--- start DATASET ---

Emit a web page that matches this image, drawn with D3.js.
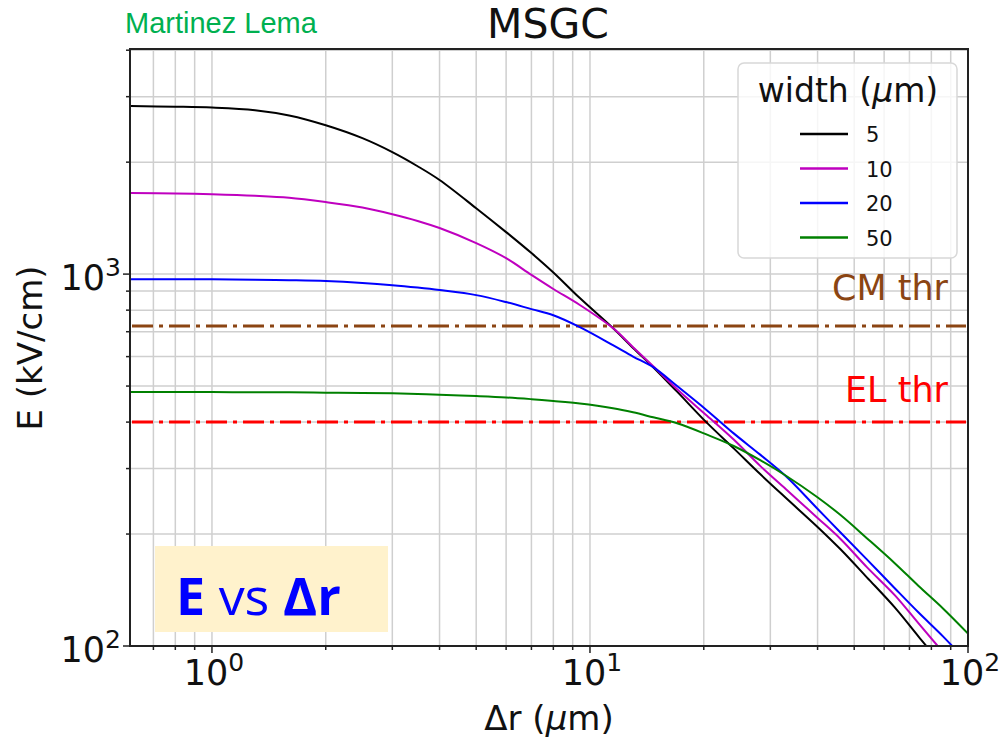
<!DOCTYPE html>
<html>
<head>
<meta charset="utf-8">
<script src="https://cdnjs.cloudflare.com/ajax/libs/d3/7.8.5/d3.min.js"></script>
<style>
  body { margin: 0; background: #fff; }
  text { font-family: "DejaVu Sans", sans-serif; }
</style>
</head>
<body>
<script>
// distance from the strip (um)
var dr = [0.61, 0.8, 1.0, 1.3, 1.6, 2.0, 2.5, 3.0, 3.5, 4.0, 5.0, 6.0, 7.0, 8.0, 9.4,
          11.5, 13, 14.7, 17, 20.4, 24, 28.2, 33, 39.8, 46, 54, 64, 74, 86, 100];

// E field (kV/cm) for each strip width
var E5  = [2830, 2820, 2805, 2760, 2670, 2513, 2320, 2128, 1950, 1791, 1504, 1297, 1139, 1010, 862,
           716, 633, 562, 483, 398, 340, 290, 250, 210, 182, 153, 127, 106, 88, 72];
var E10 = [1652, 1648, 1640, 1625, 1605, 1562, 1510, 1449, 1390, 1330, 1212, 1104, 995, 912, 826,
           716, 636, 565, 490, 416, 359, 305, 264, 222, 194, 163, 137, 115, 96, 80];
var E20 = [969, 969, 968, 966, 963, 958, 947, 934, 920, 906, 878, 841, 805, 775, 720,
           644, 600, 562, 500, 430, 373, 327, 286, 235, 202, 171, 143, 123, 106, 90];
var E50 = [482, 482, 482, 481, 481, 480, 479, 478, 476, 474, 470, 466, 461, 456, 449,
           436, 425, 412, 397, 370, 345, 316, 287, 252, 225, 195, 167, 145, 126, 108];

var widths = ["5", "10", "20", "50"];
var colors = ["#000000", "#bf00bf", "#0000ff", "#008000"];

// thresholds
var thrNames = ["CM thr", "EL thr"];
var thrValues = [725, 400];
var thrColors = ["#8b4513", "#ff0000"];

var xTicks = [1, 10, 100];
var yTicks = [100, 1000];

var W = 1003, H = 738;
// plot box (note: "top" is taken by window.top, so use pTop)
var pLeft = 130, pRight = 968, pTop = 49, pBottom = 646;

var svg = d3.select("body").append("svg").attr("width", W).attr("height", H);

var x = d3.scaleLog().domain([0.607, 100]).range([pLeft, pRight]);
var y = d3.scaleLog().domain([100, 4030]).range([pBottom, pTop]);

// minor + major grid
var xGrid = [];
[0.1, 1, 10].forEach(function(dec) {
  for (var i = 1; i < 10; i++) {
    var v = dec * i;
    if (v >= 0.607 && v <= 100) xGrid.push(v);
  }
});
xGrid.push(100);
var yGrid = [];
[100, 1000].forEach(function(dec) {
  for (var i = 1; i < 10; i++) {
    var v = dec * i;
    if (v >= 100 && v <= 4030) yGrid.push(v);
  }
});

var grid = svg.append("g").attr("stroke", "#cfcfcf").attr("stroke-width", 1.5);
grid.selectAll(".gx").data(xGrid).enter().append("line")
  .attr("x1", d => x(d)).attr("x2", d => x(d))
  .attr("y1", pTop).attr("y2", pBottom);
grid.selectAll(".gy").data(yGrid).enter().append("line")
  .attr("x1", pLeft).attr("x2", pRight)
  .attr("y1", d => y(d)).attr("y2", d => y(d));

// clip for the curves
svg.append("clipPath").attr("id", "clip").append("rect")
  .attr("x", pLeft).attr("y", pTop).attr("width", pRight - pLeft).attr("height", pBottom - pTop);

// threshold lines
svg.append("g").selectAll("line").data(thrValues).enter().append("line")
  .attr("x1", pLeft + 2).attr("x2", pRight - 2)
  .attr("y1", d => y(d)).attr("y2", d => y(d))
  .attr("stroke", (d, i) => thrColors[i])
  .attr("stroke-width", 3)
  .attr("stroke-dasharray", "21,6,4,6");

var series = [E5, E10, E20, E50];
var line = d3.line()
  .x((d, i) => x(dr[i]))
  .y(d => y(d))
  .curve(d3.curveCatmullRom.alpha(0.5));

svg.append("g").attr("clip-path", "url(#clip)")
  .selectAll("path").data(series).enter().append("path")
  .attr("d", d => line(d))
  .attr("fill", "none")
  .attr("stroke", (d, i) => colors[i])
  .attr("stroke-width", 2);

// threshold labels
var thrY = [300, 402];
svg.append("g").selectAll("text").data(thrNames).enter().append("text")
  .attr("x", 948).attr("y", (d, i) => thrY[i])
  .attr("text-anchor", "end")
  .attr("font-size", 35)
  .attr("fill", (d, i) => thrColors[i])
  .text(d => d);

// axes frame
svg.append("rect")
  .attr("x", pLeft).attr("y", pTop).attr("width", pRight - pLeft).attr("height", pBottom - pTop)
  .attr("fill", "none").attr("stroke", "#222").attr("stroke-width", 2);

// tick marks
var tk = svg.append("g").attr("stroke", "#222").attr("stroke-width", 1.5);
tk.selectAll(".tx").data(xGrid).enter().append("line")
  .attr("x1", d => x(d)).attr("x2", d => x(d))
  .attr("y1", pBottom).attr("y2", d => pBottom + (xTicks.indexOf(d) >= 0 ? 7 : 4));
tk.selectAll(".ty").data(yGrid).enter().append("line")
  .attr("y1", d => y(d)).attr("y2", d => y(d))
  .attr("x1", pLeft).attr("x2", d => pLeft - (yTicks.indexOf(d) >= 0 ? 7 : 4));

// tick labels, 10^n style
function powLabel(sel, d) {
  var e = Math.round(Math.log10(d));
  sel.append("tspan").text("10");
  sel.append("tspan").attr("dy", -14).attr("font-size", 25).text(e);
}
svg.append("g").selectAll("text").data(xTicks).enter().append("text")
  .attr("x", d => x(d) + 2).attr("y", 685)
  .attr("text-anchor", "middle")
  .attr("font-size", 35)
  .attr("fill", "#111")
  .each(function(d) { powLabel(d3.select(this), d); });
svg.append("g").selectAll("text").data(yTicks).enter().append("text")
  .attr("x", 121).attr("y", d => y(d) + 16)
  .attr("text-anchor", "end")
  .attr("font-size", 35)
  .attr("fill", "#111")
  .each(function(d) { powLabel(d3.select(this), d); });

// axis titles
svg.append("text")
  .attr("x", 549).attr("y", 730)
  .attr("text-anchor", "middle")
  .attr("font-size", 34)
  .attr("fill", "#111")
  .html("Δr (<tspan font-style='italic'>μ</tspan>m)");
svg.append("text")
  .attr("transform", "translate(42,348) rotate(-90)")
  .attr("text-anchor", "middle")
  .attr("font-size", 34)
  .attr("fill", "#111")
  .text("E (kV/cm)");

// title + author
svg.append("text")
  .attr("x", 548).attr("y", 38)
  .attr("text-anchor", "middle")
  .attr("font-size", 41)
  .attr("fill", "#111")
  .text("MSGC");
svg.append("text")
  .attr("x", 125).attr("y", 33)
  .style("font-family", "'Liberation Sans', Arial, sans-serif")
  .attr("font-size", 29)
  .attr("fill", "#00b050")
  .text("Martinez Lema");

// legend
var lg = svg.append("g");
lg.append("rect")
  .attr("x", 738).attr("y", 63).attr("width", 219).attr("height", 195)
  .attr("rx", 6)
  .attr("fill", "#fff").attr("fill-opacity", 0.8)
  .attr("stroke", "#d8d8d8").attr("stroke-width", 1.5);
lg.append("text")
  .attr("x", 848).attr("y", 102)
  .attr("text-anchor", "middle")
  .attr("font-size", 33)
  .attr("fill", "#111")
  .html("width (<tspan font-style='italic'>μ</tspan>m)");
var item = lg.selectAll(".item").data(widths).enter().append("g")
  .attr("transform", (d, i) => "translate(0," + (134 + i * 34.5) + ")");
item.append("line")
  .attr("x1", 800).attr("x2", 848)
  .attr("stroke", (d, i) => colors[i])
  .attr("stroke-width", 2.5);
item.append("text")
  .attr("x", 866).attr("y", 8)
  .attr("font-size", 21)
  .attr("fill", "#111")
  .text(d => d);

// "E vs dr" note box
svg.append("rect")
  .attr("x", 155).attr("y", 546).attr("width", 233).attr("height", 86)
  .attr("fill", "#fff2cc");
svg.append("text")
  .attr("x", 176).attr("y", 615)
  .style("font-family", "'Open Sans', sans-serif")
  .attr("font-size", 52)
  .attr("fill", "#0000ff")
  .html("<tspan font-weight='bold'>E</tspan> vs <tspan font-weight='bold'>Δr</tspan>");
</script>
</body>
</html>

--- end DATASET ---
--- start DATASET ---

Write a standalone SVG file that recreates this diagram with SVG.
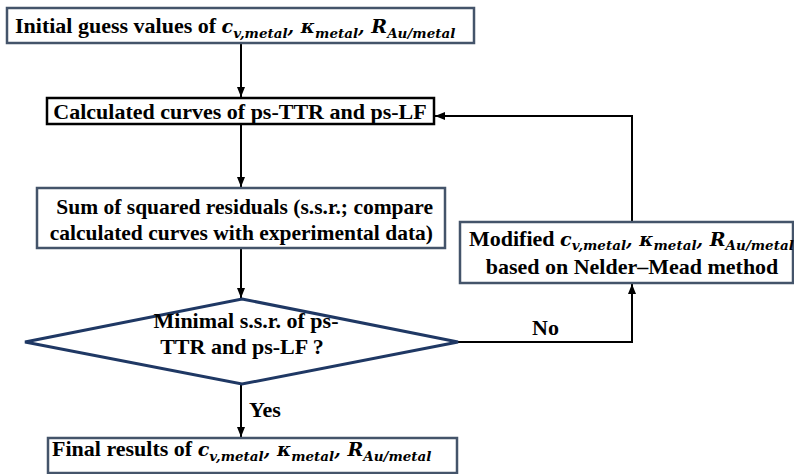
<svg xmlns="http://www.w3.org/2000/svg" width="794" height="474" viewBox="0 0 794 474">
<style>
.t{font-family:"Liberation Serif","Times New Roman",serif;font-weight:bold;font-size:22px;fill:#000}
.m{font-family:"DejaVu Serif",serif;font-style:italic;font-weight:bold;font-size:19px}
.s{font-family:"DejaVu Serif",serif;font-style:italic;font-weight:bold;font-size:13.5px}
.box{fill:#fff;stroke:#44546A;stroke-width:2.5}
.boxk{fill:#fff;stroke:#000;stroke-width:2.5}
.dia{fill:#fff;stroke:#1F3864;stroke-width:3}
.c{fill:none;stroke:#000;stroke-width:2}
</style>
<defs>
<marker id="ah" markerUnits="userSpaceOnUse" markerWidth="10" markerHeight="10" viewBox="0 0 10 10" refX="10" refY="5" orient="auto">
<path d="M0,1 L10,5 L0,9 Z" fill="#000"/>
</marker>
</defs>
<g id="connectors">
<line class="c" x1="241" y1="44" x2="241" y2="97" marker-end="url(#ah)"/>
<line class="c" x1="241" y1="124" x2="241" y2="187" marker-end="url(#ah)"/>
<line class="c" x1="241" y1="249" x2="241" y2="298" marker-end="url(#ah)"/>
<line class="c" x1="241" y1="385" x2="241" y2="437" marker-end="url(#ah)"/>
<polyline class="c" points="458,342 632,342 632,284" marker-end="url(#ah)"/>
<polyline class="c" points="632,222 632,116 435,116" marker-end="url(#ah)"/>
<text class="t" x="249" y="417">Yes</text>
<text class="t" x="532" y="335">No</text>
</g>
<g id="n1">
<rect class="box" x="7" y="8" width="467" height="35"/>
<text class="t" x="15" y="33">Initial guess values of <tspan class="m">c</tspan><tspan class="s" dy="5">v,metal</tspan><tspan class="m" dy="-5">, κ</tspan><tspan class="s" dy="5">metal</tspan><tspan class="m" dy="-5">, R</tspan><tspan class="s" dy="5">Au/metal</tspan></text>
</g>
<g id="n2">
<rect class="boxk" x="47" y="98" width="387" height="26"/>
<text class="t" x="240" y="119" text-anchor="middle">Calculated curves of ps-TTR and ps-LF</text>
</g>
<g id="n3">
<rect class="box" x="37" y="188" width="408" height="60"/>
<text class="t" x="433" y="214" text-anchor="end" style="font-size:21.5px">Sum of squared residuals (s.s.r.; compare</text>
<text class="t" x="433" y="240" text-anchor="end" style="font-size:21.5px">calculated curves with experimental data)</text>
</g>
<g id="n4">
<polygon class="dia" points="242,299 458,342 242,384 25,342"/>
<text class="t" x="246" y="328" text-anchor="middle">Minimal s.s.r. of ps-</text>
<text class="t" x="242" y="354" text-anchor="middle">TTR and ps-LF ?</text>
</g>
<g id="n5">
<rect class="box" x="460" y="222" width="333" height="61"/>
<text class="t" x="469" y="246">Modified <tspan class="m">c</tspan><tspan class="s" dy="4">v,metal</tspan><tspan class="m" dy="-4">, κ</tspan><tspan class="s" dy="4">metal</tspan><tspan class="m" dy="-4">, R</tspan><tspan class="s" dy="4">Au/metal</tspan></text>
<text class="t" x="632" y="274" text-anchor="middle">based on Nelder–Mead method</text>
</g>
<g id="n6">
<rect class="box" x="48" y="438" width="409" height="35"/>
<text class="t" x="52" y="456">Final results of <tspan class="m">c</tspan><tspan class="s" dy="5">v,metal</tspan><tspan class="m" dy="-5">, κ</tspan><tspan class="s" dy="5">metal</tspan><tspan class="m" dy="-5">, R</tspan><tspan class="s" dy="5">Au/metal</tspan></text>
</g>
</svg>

--- end DATASET ---
--- start DATASET ---

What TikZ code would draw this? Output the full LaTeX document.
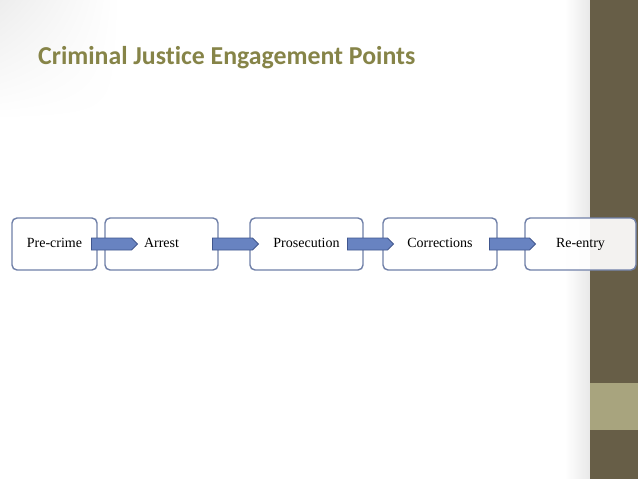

--- end DATASET ---

**WHAT YOU ARE ASKED TO DO**
Taking the entries above, extract every line from the one bearing "Emit a web page" through the one bearing "var pLeft = 130, pRight", exactly, with no pictures.

**ANSWER TO THIS TASK**
Emit a web page that matches this image, drawn with D3.js.
<!DOCTYPE html>
<html>
<head>
<meta charset="utf-8">
<script src="https://cdnjs.cloudflare.com/ajax/libs/d3/7.8.5/d3.min.js"></script>
<style>
  body { margin: 0; background: #fff; }
  text { font-family: "DejaVu Sans", sans-serif; }
</style>
</head>
<body>
<script>
// distance from the strip (um)
var dr = [0.61, 0.8, 1.0, 1.3, 1.6, 2.0, 2.5, 3.0, 3.5, 4.0, 5.0, 6.0, 7.0, 8.0, 9.4,
          11.5, 13, 14.7, 17, 20.4, 24, 28.2, 33, 39.8, 46, 54, 64, 74, 86, 100];

// E field (kV/cm) for each strip width
var E5  = [2830, 2820, 2805, 2760, 2670, 2513, 2320, 2128, 1950, 1791, 1504, 1297, 1139, 1010, 862,
           716, 633, 562, 483, 398, 340, 290, 250, 210, 182, 153, 127, 106, 88, 72];
var E10 = [1652, 1648, 1640, 1625, 1605, 1562, 1510, 1449, 1390, 1330, 1212, 1104, 995, 912, 826,
           716, 636, 565, 490, 416, 359, 305, 264, 222, 194, 163, 137, 115, 96, 80];
var E20 = [969, 969, 968, 966, 963, 958, 947, 934, 920, 906, 878, 841, 805, 775, 720,
           644, 600, 562, 500, 430, 373, 327, 286, 235, 202, 171, 143, 123, 106, 90];
var E50 = [482, 482, 482, 481, 481, 480, 479, 478, 476, 474, 470, 466, 461, 456, 449,
           436, 425, 412, 397, 370, 345, 316, 287, 252, 225, 195, 167, 145, 126, 108];

var widths = ["5", "10", "20", "50"];
var colors = ["#000000", "#bf00bf", "#0000ff", "#008000"];

// thresholds
var thrNames = ["CM thr", "EL thr"];
var thrValues = [725, 400];
var thrColors = ["#8b4513", "#ff0000"];

var xTicks = [1, 10, 100];
var yTicks = [100, 1000];

var W = 1003, H = 738;
// plot box (note: "top" is taken by window.top, so use pTop)
var pLeft = 130, pRight = 968, pTop = 49, pBottom = 646;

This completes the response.